The U.S. Minerals Management Service said 645 of the 819 staffed production platforms in the Gulf were shut down, delaying production of 1.43 million barrels of oil. On a normal day, the Gulf produces 1.5 million barrels.

The shutdowns also delayed production of 8.8 billion cubic feet of natural gas, or 88 percent of the Gulf's normal daily gas production of 10 billion cubic feet, the MMS reported from a survey of 68 companies.

Since Katrina first threatened Gulf platforms, 4.63 million barrels of oil and 25.4 billion cubic feet of gas have been delayed from reaching market.
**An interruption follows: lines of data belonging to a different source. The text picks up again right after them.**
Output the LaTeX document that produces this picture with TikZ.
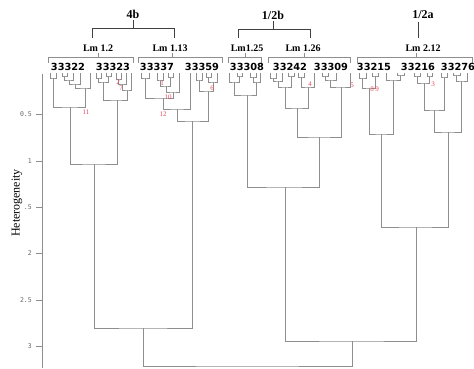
\documentclass[tikz,border=0pt]{standalone}
\usepackage{fontspec}
\setmainfont{Liberation Serif}
\newfontfamily\leaffont{DejaVu Sans}
\newfontfamily\tickfont{DejaVu Sans Mono}
\definecolor{linegray}{HTML}{8E8E8E}
\definecolor{redlab}{HTML}{E0485A}
\definecolor{tickgray}{HTML}{666666}
\newcommand\jn[5]{\coordinate (#1) at (#2,#3); \draw[br] (#4) |- (#1) -| (#5);}
\begin{document}
\begin{tikzpicture}[x=1pt,y=-1pt,
  br/.style={draw=linegray,line width=0.9pt},
  bk/.style={draw=black!75,line width=0.9pt},
  leaflab/.style={inner sep=0pt,font=\leaffont\bfseries\fontsize{9.8}{10}\selectfont},
  lmlab/.style={inner sep=0pt,font=\bfseries\fontsize{10}{11}\selectfont},
  grplab/.style={inner sep=0pt,font=\bfseries\fontsize{12}{13}\selectfont},
  rlab/.style={inner sep=0pt,text=redlab,font=\fontsize{7}{8}\selectfont},
  ticklab/.style={inner sep=0pt,anchor=east,text=tickgray,font=\tickfont\fontsize{6.5}{7}\selectfont}]
\useasboundingbox (0,0) rectangle (474,369);
% group labels
\node[grplab] (g4b) at (133,14) {4b};
\node[grplab] (g12b) at (273,15) {1/2b};
\node[grplab] (g12a) at (423,15) {1/2a};
\draw[bk] (133,20) -- (133,28);
\draw[bk] (92,38) -- (92,28) -- (174,28) -- (174,38);
\draw[bk] (273,21) -- (273,29);
\draw[bk] (238,38) -- (238,29) -- (310,29) -- (310,38);
\draw[bk] (418,22) -- (418,38);
% Lm labels
\node[lmlab] (lm12) at (98,48) {Lm 1.2};
\node[lmlab] (lm113) at (170,48) {Lm 1.13};
\node[lmlab] (lm125) at (247,48) {Lm1.25};
\node[lmlab] (lm126) at (303,48) {Lm 1.26};
\node[lmlab] (lm212) at (423,48) {Lm 2.12};
\foreach \a/\b/\c in {48/133/98, 138/222/172, 228/261/245, 268/350/304, 357/472/416}{
  \draw[br] (\a,63) -- (\a,57) -- (\b,57) -- (\b,63);
  \draw[br] (\c,53) -- (\c,57);
}
% leaf labels
\node[leaflab] (l1) at (68,67) {33322};
\node[leaflab] (l2) at (113,67) {33323};
\node[leaflab] (l3) at (157,67) {33337};
\node[leaflab] (l4) at (202,67) {33359};
\node[leaflab] (l5) at (247,67) {33308};
\node[leaflab] (l6) at (290,67) {33242};
\node[leaflab] (l7) at (331,67) {33309};
\node[leaflab] (l8) at (374,67) {33215};
\node[leaflab] (l9) at (418,67) {33216};
\node[leaflab] (l10) at (458,67) {33276};
% axis
\draw[br] (42,74) -- (42,368);
\foreach \v/\y/\t in {a/114/0.5, b/161/1, c/207/.5, d/253/2, e/300/2.5, f/346/3}{
  \draw[br] (36,\y) -- (42,\y);
  \node[ticklab] (t\v) at (32,\y) {\t};
}
\node[rotate=90,inner sep=0pt,font=\fontsize{12}{13}\selectfont] (ylab) at (17,203) {Heterogeneity};
% 33322
\jn{A1}{53}{78}{50,73}{56,73}
\jn{A2}{64.5}{76}{62,73}{67,73}
\jn{A3}{69}{80}{A2}{73,73}
\jn{A4}{75}{84}{A3}{80,73}
\jn{A5}{85}{88}{A4}{90,73}
\jn{A6}{70}{107}{A1}{A5}
% 33323
\jn{B1}{98.5}{78}{96,73}{101,73}
\jn{B2}{108.5}{76}{106,73}{111,73}
\jn{B3}{103}{82}{B1}{B2}
\jn{B4}{118.5}{79}{116,73}{121,73}
\jn{B5}{122}{84}{B4}{126,73}
\jn{B6}{127}{90}{B5}{131,73}
\jn{B7}{117}{100}{B3}{B6}
\jn{F}{94}{164}{A6}{B7}
% 33337 / 33359
\jn{C1}{145}{78}{141,73}{149,73}
\jn{C2}{160}{80}{157,73}{163,73}
\jn{C3}{170.5}{77}{168,73}{173,73}
\jn{C4}{166}{86}{C2}{C3}
\jn{C5}{173}{92}{C4}{179,73}
\jn{C6}{163}{98}{C1}{C5}
\jn{C7}{177}{109}{C6}{190,73}
\jn{D0}{199}{80}{196,73}{202,73}
\jn{D1}{208.5}{77}{206,73}{211,73}
\jn{D2}{213}{82}{D1}{217,73}
\jn{D3}{208}{91}{D0}{D2}
\jn{E}{192}{121}{C7}{D3}
\jn{G}{143}{328}{F}{E}
% 33308
\jn{H1}{239.5}{76}{237,73}{242,73}
\jn{H2}{234}{82}{229,73}{H1}
\jn{H3}{253}{77}{250,73}{256,73}
\jn{H4}{256.5}{82}{H3}{260,73}
\jn{H5}{247}{95}{H2}{H4}
% 33242 / 33309
\jn{I1}{273}{78}{270,73}{276,73}
\jn{I2}{278}{81}{I1}{282,73}
\jn{I3}{291}{76}{288,73}{294,73}
\jn{I4}{285}{87}{I2}{I3}
\jn{J1}{301}{77}{298,73}{304,73}
\jn{J2}{308}{87}{J1}{314,73}
\jn{K}{297}{108}{I4}{J2}
\jn{L1}{325}{76}{322,73}{328,73}
\jn{L2}{330.5}{80}{L1}{336,73}
\jn{L3}{341}{87}{L2}{350,73}
\jn{M}{319}{137}{K}{L3}
\jn{N}{285}{187}{H5}{M}
% Lm 2.12
\jn{O1}{362.5}{78}{359,73}{366,73}
\jn{O2}{375}{76}{372,73}{378,73}
\jn{O3}{369}{88}{O1}{O2}
\jn{P1}{400.5}{75}{397,73}{404,73}
\jn{P2}{393}{80}{386,73}{P1}
\jn{Q}{381}{134}{O3}{P2}
\jn{R1}{417}{76}{414,73}{420,73}
\jn{R2}{429.5}{76}{427,73}{432,73}
\jn{R3}{424}{83}{R1}{R2}
\jn{S1}{444}{77}{441,73}{447,73}
\jn{S2}{456.5}{75}{453,73}{460,73}
\jn{S3}{461}{81}{S2}{467,73}
\jn{T1}{434}{110}{R3}{S1}
\jn{T2}{448}{132}{T1}{S3}
\jn{U}{416}{227}{Q}{T2}
\jn{V}{352}{341}{N}{U}
\jn{Root}{247}{366}{G}{V}
% red numbers
\node[rlab] (r11) at (86,112) {11};
\node[rlab] (r2) at (118,82) {2};
\node[rlab] (r7) at (121,88) {7};
\node[rlab] (r1) at (162,83) {1};
\node[rlab] (r10) at (168,97) {10};
\node[rlab] (r12) at (163,114) {12};
\node[rlab] (r6) at (212,88) {6};
\node[rlab] (r4) at (310,84) {4};
\node[rlab] (r5) at (352,85) {5};
\node[rlab] (r8) at (372,89) {8};
\node[rlab] (r9) at (377,89) {9};
\node[rlab] (r3) at (433,84) {3};
\end{tikzpicture}
\end{document}
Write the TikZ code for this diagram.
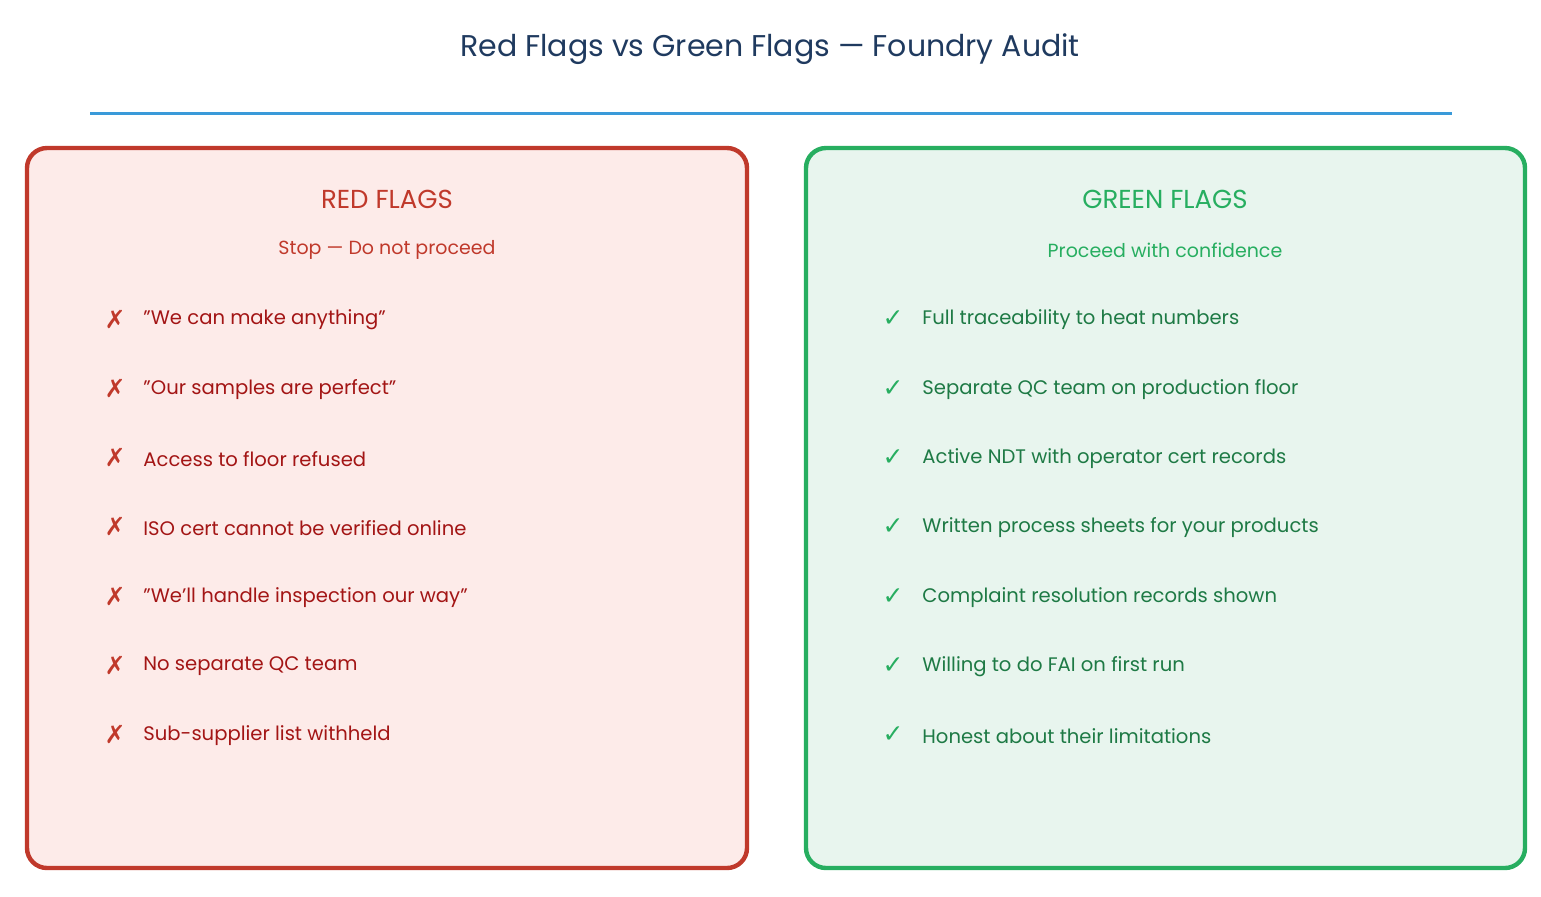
\documentclass[tikz,border=0pt]{standalone}
\usepackage{fontspec}
\setmainfont{Poppins}
\newfontfamily\symfont{DejaVu Sans}
\newcommand{\sq}{\symbol{34}}
\definecolor{redline}{HTML}{C0392B}
\definecolor{redfill}{HTML}{FDEBE9}
\definecolor{redtext}{HTML}{A31515}
\definecolor{greenline}{HTML}{27AE60}
\definecolor{greenfill}{HTML}{E8F5EE}
\definecolor{greentext}{HTML}{1E7A45}
\definecolor{titleblue}{HTML}{1F3A5F}
\definecolor{ruleblue}{HTML}{3A9AD9}
\tikzset{
	panel/.style={rounded corners=10pt, line width=2.2pt},
	item/.style={anchor=west, inner sep=0pt, font=\fontsize{9.8}{12}\selectfont},
	flagmark/.style={inner sep=0pt, font=\symfont\fontsize{12.5}{13}\selectfont}
}
\begin{document}
\begin{tikzpicture}[x=0.5pt,y=-0.5pt]
		\useasboundingbox (0,0) rectangle (1541,896);
		\node[font=\fontsize{15}{16}\selectfont,text=titleblue] (title) at (770,49) {Red Flags vs Green Flags — Foundry Audit};
		\draw[ruleblue,line width=1.5pt] (90,113) -- (1452,113);
		% red panel
		\draw[panel,draw=redline,fill=redfill] (27,148) rectangle (747,868);
		\node[font=\fontsize{13}{14}\selectfont,text=redline] (redhead) at (387,199) {RED FLAGS};
		\node[font=\fontsize{9.5}{11}\selectfont,text=redline] (redsub) at (387,250) {Stop — Do not proceed};
		\foreach \t [count=\i from 0] in {{\sq We can make anything\sq},{\sq Our samples are perfect\sq},{Access to floor refused},{ISO cert cannot be verified online},{\sq We'll handle inspection our way\sq},{No separate QC team},{Sub-supplier list withheld}}{
			\node[flagmark,text=redline] (rmark\i) at (115,319+69.3*\i) {✗};
			\node[item,text=redtext] (ritem\i) at (143,320+69.3*\i) {\t};
		}
		% green panel
		\draw[panel,draw=greenline,fill=greenfill] (806,148) rectangle (1525,868);
		\node[font=\fontsize{13}{14}\selectfont,text=greenline] (greenhead) at (1165,199) {GREEN FLAGS};
		\node[font=\fontsize{9.5}{11}\selectfont,text=greenline] (greensub) at (1165,250) {Proceed with confidence};
		\foreach \t [count=\i from 0] in {{Full traceability to heat numbers},{Separate QC team on production floor},{Active NDT with operator cert records},{Written process sheets for your products},{Complaint resolution records shown},{Willing to do FAI on first run},{Honest about their limitations}}{
			\node[flagmark,text=greenline] (gmark\i) at (893,319+69.3*\i) {✓};
			\node[item,text=greentext] (gitem\i) at (922,320+69.3*\i) {\t};
		}
\end{tikzpicture}
\end{document}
Storm-related production delays in the Gulf, which accounts for about a third of nation's domestic oil production, have figured increasingly into energy price jumps. In July, three Gulf storms interrupted production.

Hurricane Emily delayed production of 240,024 barrels of oil and 1.58 billion cubic feet of natural gas. Hurricane Dennis interrupted the production of 5.29 million barrels of oil and 23.3 billion cubic feet of gas. Tropical Storm Emily delayed production of 312,127 barrels of oil and 1.7 billion cubic feet of natural gas, the MMS said.

Last fall's Hurricane Ivan damaged seven platforms, 100 underwater pipelines and resulted in the loss of nearly 44 million barrels of oil production between September 2004 and February 2005.

The Gulf normally produces 547.5 million barrels of oil and 3.65 trillion cubic feet of gas a year.

On Tuesday, the MMS also said 90 drilling rigs exploring for petroleum in the Gulf were evacuated.